What the task requires:
Determine how many lines include "matplotlib". Give the number and nothing else.

Recorded information:
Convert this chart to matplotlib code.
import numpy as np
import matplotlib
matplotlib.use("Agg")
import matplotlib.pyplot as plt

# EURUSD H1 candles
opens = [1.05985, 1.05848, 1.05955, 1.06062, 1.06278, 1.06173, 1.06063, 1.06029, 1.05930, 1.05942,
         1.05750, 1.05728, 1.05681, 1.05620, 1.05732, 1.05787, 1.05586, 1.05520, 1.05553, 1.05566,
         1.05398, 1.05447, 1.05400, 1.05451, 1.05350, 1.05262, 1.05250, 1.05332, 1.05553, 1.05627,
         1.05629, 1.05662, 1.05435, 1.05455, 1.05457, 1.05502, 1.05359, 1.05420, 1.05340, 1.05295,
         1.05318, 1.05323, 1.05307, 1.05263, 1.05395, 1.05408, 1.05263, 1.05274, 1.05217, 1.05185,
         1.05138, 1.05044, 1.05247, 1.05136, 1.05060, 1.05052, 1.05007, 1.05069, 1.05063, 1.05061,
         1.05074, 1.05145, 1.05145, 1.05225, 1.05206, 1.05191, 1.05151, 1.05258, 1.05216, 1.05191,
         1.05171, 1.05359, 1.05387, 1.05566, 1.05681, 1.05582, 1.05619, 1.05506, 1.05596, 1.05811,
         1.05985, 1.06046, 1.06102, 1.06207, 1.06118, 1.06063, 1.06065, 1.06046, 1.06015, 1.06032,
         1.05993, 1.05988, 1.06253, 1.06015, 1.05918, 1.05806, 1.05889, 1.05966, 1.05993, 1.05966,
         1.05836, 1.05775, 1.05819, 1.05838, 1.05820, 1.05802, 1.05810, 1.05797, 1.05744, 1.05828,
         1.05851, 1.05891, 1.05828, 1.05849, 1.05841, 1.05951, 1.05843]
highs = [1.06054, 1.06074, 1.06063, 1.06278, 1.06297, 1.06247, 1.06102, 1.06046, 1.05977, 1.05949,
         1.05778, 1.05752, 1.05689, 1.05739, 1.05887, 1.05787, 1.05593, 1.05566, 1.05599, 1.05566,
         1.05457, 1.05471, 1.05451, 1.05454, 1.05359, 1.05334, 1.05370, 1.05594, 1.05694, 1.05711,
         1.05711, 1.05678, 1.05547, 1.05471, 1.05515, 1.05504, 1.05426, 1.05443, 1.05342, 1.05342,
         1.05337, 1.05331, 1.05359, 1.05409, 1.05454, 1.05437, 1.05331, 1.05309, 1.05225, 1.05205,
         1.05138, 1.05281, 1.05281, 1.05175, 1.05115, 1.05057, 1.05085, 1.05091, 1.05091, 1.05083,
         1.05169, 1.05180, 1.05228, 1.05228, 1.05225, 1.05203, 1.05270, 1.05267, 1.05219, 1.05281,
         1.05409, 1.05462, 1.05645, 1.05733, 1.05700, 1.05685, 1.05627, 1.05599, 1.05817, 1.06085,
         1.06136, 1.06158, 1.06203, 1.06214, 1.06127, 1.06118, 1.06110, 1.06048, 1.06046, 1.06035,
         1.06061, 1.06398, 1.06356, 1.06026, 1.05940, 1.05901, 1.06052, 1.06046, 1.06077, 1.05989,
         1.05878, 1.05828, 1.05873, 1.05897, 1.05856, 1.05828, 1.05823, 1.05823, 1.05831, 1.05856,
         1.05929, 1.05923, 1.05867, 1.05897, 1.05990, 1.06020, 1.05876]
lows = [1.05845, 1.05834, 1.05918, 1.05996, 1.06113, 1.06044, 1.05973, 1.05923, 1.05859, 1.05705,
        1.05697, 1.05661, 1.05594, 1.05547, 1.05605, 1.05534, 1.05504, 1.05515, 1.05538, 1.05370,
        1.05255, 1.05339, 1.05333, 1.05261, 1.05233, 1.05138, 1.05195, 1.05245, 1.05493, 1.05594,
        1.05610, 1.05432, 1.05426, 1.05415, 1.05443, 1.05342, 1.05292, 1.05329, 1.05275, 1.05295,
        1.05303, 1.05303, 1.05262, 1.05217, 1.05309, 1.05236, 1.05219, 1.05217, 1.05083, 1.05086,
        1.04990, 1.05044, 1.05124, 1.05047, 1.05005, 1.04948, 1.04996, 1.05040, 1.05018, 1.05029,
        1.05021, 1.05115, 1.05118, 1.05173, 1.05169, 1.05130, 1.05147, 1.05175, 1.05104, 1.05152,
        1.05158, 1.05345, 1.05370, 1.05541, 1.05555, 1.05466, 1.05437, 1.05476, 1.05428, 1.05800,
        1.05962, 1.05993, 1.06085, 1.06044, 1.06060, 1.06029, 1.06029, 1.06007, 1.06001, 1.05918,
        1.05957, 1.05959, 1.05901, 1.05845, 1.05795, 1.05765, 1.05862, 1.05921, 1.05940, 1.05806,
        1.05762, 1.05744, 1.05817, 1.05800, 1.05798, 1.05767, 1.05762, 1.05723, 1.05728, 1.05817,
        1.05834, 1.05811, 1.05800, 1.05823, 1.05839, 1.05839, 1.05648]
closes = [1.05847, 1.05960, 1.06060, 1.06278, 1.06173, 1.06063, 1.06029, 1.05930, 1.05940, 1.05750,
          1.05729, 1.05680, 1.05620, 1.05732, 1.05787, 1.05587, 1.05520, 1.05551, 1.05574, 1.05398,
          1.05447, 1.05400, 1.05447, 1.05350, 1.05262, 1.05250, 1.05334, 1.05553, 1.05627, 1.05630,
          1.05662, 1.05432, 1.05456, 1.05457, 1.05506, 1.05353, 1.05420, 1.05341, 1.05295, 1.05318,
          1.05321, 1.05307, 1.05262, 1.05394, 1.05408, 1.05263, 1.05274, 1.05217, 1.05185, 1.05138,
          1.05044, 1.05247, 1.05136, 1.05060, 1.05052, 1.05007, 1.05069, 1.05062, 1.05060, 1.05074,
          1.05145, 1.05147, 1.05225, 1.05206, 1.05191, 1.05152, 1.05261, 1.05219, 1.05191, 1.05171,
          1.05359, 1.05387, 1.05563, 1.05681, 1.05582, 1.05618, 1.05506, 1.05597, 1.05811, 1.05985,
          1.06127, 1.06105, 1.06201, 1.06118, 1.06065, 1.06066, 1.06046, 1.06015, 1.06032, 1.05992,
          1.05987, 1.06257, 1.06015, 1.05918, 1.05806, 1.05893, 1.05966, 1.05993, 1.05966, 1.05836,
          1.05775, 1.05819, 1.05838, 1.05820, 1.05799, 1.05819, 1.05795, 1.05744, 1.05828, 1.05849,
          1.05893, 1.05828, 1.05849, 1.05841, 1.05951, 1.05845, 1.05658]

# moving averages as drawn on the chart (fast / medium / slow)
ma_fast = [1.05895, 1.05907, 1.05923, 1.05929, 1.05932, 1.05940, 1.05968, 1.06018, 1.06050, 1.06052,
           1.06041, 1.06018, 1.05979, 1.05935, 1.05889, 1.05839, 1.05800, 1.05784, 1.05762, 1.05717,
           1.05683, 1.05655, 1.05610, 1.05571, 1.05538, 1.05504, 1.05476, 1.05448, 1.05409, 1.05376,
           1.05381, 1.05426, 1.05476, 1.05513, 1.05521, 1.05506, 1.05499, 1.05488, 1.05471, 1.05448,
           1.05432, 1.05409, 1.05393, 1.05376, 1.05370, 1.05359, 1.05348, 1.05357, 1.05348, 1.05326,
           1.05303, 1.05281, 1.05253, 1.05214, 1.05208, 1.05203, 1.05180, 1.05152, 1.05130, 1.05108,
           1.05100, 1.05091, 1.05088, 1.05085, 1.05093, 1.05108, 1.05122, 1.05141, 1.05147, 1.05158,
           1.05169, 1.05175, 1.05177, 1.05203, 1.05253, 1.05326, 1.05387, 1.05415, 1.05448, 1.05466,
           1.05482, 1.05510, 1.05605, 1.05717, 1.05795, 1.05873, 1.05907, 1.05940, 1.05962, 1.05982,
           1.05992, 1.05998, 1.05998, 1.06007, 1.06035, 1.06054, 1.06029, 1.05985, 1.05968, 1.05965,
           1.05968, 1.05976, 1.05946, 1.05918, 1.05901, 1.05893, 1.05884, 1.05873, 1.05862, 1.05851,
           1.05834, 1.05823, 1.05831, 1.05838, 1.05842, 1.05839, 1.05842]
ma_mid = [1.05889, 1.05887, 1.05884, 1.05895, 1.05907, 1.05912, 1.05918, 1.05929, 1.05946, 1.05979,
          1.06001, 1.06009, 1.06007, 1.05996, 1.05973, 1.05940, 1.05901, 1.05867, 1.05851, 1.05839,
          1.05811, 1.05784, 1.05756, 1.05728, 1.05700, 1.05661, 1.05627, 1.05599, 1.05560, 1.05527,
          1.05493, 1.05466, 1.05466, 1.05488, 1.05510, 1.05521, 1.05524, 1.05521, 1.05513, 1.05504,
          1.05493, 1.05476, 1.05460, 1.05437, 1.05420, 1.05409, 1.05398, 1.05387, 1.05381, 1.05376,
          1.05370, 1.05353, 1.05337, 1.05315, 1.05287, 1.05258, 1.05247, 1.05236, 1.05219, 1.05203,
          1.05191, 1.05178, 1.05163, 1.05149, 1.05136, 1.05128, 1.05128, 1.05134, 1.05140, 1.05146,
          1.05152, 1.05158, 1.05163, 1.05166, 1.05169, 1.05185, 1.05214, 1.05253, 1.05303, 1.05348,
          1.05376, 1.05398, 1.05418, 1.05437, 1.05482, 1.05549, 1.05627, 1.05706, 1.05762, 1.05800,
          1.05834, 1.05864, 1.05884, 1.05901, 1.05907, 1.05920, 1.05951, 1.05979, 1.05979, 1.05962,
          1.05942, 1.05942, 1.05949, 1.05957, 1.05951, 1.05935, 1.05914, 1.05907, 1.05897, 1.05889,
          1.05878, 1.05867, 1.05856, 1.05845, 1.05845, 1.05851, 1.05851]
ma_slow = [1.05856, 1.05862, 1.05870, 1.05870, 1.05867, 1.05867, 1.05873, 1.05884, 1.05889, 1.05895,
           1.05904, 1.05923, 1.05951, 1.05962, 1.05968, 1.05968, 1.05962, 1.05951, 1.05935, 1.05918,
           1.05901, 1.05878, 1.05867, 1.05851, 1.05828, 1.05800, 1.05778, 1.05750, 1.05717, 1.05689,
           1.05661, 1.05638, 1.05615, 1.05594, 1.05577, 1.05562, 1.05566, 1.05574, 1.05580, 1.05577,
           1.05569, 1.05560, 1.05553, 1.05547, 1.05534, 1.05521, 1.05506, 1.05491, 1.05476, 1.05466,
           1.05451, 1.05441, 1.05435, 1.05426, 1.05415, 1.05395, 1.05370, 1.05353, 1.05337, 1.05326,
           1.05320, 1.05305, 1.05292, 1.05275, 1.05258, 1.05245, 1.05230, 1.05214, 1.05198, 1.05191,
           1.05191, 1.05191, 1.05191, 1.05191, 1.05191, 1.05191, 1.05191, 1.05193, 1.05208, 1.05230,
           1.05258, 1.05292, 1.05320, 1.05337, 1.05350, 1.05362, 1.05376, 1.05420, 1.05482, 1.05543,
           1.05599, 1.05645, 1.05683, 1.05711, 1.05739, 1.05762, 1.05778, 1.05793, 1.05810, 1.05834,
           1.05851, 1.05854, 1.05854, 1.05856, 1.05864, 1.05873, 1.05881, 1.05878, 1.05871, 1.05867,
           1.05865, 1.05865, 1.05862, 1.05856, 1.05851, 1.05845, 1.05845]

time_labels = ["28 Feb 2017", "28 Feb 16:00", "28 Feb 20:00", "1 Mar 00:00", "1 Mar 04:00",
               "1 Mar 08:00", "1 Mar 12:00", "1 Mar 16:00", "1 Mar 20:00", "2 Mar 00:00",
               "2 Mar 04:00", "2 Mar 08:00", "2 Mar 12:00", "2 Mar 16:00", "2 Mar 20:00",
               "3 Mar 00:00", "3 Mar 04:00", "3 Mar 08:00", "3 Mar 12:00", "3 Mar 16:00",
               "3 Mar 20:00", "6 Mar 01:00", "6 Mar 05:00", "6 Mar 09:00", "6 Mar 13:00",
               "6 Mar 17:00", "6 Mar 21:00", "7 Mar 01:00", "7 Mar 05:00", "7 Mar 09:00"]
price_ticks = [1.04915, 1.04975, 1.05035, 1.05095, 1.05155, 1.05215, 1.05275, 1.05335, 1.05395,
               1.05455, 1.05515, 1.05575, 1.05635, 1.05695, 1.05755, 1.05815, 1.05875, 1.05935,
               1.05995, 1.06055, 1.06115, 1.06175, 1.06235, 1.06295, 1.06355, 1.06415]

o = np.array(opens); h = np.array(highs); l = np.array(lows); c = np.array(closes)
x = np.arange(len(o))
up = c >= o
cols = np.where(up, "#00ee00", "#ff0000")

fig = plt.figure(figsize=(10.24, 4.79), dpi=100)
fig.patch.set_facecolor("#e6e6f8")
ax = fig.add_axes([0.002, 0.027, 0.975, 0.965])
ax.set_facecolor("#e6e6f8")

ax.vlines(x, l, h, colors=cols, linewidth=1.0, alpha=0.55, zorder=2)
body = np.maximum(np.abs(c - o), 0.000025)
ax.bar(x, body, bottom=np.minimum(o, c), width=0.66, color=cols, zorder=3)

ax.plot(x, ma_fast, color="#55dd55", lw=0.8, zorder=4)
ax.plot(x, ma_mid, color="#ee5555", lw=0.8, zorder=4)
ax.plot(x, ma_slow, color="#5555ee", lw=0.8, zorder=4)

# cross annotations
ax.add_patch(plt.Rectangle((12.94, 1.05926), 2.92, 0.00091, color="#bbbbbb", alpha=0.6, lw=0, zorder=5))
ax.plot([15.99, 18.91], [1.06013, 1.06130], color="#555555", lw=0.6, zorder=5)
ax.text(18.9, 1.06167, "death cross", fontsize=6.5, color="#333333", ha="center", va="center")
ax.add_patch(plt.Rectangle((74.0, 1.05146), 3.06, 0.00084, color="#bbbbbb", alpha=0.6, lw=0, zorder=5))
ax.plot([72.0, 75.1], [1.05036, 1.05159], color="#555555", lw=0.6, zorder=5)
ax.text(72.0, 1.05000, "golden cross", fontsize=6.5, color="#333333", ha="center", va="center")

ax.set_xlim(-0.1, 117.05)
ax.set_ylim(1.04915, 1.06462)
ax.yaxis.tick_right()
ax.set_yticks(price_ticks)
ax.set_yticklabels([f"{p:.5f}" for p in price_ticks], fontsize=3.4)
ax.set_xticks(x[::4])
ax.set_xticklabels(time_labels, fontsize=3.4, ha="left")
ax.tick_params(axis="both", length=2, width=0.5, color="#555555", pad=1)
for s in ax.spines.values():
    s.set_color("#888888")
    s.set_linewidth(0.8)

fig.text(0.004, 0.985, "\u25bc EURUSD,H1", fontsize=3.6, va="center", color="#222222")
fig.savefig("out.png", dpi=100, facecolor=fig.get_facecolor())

Output below:
4